É de todo necessário que as autoridades policiais do Estado façam uma rigorosa investigação, a fim de apurar as causas e os motivos da ação criminosa que não só levou àquela morte, como vem causando à nossa sociedade perdas de vidas que, muitas vezes, restam esquecidas no anonimato.
Sente, porém, o mesmo IBCCrim ser de seu dever enfatizar que a questão do crime organizado -que, por sinal, está inapropriadamente tipificado no direito penal brasileiro- não se resume, com exclusividade, à violência desregrada de grupos formados para a prática ostensiva de delitos, pois ele também se caracteriza por sua íntima conexão com o problema da corrupção, o que envolve a participação de agentes do Estado em tais nefandas práticas. A infiltração do crime organizado na intimidade dos próprios poderes republicanos tem o óbvio condão de torná-los inoperantes, de forma a criar impunidade, que já se encontra em nível insuportável.

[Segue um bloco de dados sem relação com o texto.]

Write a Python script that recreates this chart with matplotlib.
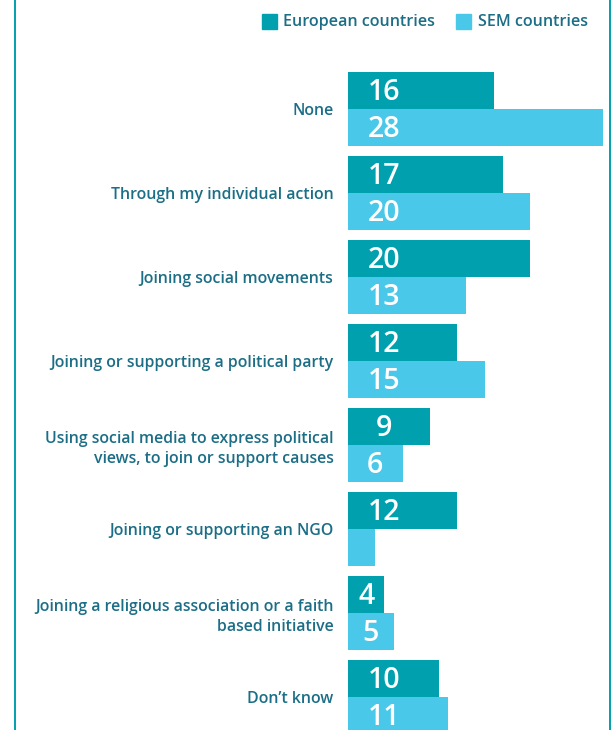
"""
Political engagement bars: European vs SEM countries
"""

import matplotlib
matplotlib.use("Agg")
import matplotlib.pyplot as plt
from matplotlib.lines import Line2D
from matplotlib.patches import Rectangle

categories = [
    "None",
    "Through my individual action",
    "Joining social movements",
    "Joining or supporting a political party",
    "Using social media to express political\nviews, to join or support causes",
    "Joining or supporting an NGO",
    "Joining a religious association or a faith\nbased initiative",
    "Don\u2019t know",
]
european = [16, 17, 20, 12, 9, 12, 4, 10]
sem = [28, 20, 13, 15, 6, 3, 5, 11]
european_labels = ["16", "17", "20", "12", "9", "12", "4", "10"]
sem_labels = ["28", "20", "13", "15", "6", "", "5", "11"]
series_names = ["European countries", "SEM countries"]

TEAL = "#00A0AE"
LIGHT = "#4AC8EA"
TEXT = "#1B6E86"
W, H = 613, 730

plt.rcParams["font.family"] = ["Open Sans", "DejaVu Sans"]

fig = plt.figure(figsize=(W / 100, H / 100), dpi=100)

# axes from the bar baseline (x=348px) to the right frame line
left_px, right_px = 348, 609
ax = fig.add_axes([left_px / W, 0, (right_px - left_px) / W, 1])

pitch = 84.0
first_center = 109.0
ax.set_ylim((H - first_center) / pitch, -first_center / pitch)
ax.set_xlim(0, (right_px - left_px) / 9.1)

bar_h = 37 / pitch
pos = list(range(len(categories)))
ax.barh([p - bar_h / 2 for p in pos], european, height=bar_h, color=TEAL)
ax.barh([p + bar_h / 2 for p in pos], sem, height=bar_h, color=LIGHT)

for p, v, lab in zip(pos, european, european_labels):
    ax.text(min(4.0, v / 2), p - bar_h / 2 + 0.025, lab, color="white",
            fontsize=20.5, fontweight="semibold", ha="center", va="center")
for p, v, lab in zip(pos, sem, sem_labels):
    ax.text(min(4.0, v / 2), p + bar_h / 2 + 0.025, lab, color="white",
            fontsize=20.5, fontweight="semibold", ha="center", va="center")

ax.set_yticks(pos)
ax.set_yticklabels(categories, fontsize=11.4, fontweight="semibold", color=TEXT,
                   linespacing=1.3)
ax.tick_params(axis="y", length=0, pad=10.5)
ax.set_xticks([])
for s in ax.spines.values():
    s.set_visible(False)

# frame lines left and right
for x in (15, 610):
    fig.add_artist(Line2D([x / W, x / W], [0, 1], color=TEAL, lw=1.4))

# legend
for (sq_x, txt_x), name, col in zip([(262, 283), (456, 478)], series_names, [TEAL, LIGHT]):
    fig.add_artist(Rectangle((sq_x / W, 1 - 29 / H), 15 / W, 15 / H,
                             color=col, transform=fig.transFigure))
    fig.text(txt_x / W, 1 - 22 / H, name, fontsize=11.6, fontweight="semibold",
             color=TEXT, ha="left", va="center")

fig.savefig("out.png", dpi=100)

Discutir em profundidade essa matéria torna-se, portanto, providência inadiável, como não padece dúvida. Entretanto, entendemos que não será em clima de emocionalismo e de irracionalidade, que os meios de comunicação já começam a emprestar à problemática do crime organizado, que se tornará possível enfrentá-la com eficácia.

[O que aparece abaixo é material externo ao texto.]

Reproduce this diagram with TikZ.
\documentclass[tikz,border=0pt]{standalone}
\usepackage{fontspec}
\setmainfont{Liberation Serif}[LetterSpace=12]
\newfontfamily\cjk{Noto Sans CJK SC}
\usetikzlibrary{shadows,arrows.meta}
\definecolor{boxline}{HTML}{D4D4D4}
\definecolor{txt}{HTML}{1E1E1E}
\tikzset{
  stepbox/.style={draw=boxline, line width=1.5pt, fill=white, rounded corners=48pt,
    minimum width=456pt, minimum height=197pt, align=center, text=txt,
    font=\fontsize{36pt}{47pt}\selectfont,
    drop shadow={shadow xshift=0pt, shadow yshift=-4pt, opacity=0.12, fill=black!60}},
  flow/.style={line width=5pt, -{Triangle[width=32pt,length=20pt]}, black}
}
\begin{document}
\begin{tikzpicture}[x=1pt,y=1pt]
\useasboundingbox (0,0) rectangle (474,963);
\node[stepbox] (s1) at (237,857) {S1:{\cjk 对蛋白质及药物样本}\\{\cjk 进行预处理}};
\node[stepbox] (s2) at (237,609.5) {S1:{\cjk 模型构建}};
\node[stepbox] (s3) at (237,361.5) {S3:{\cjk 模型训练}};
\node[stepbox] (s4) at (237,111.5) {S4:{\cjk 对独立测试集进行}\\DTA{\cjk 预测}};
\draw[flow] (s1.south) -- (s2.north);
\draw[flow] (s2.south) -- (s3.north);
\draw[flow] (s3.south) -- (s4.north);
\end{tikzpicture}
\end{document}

Uma vez mais mostra-se pertinente a afirmação de que a criação de figuras criminais típicas, com penas exacerbadas, ou de uma atmosfera repressiva ao arrepio dos princípios constitucionais que regem o Estado democrático de Direito não bastam para conduzir à transformação substancial dessa realidade.
É da experiência de todos nós que a demanda por mais e mais penas não produziu a redução da taxa de incidência de delitos que os arautos dessa filosofia repressora aguardavam. Os crimes hediondos aumentam em quantidade assustadora, não obstante a gravidade das sanções cominadas; a tortura continua a existir de modo crescente, sem que nenhuma autoridade lhe ponha termo; os homicídios realizados por grupos de extermínio, denunciados pela imprensa, são praticados sem nenhum tipo de punição; e a corrupção dá mostras de sua presença em todas as áreas dos Poderes do Estado.

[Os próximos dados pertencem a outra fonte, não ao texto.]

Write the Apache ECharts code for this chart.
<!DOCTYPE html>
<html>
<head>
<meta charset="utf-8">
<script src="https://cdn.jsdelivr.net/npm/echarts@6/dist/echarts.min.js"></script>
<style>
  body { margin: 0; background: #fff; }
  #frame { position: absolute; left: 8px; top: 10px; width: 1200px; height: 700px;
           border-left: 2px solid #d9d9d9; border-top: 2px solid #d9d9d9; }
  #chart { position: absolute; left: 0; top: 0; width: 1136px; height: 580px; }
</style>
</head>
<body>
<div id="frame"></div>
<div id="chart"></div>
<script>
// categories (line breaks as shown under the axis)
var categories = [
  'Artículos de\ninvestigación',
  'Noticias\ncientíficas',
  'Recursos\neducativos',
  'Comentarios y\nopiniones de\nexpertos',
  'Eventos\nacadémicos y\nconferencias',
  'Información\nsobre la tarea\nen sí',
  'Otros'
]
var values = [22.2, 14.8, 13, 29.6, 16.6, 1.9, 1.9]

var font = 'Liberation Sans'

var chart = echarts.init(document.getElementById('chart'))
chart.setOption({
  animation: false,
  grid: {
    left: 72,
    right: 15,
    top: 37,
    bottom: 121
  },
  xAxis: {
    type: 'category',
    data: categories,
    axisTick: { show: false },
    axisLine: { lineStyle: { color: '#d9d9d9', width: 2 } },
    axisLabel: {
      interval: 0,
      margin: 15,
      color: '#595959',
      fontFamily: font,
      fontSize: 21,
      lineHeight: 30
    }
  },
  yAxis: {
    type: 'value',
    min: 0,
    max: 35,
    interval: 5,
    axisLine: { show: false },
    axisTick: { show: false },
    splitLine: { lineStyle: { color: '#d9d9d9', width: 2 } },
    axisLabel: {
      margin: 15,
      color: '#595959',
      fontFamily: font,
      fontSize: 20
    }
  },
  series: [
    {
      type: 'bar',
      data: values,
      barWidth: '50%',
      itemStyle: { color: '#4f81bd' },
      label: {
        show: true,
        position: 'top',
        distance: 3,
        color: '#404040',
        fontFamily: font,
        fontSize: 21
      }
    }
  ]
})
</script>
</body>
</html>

O IBCCrim entende ser este momento uma extraordinária oportunidade para que se discutam, com seriedade, a violência e a corrupção, que estão ínsitas no conceito de crime organizado, e se põe à disposição de nossas autoridades para tratar dessa matéria, com a seriedade que um tema dessa importância exige.
Não concorda, portanto, que o fato gerador da presente situação sirva de pretexto para legitimar agressões à Constituição e à Lei de Execução Penal ou para deixar em plano secundário a apuração de fatos extremamente graves atribuídos às autoridades judiciárias, policiais civis e policiais militares do Estado de São Paulo, tais como os que envolveram a chamada "Operação Castelinho", patrocinados por grupo especial da Secretaria da Segurança Pública de São Paulo (Gradi), e a atuação de grupos de extermínio, também envolvendo policiais civis e militares, como os que teriam ocorrido nas cidades de Ribeirão Preto e de Guarulhos e que culminaram com o afastamento do delegado-corregedor da Polícia Civil.
Recordando Tristão de Ataíde, o grande advogado dos direitos humanos, esperamos que o estudo de um tema de tanta relevância se faça sem a arrogância dos fanáticos, sem a violência dos medíocres e sem a implacabilidade dos primários.

Marco Antonio Rodrigues Nahum, 58, juiz do Tribunal de Alçada Criminal do Estado de São Paulo, é presidente do IBCCrim (Instituto Brasileiro de Ciências Criminais).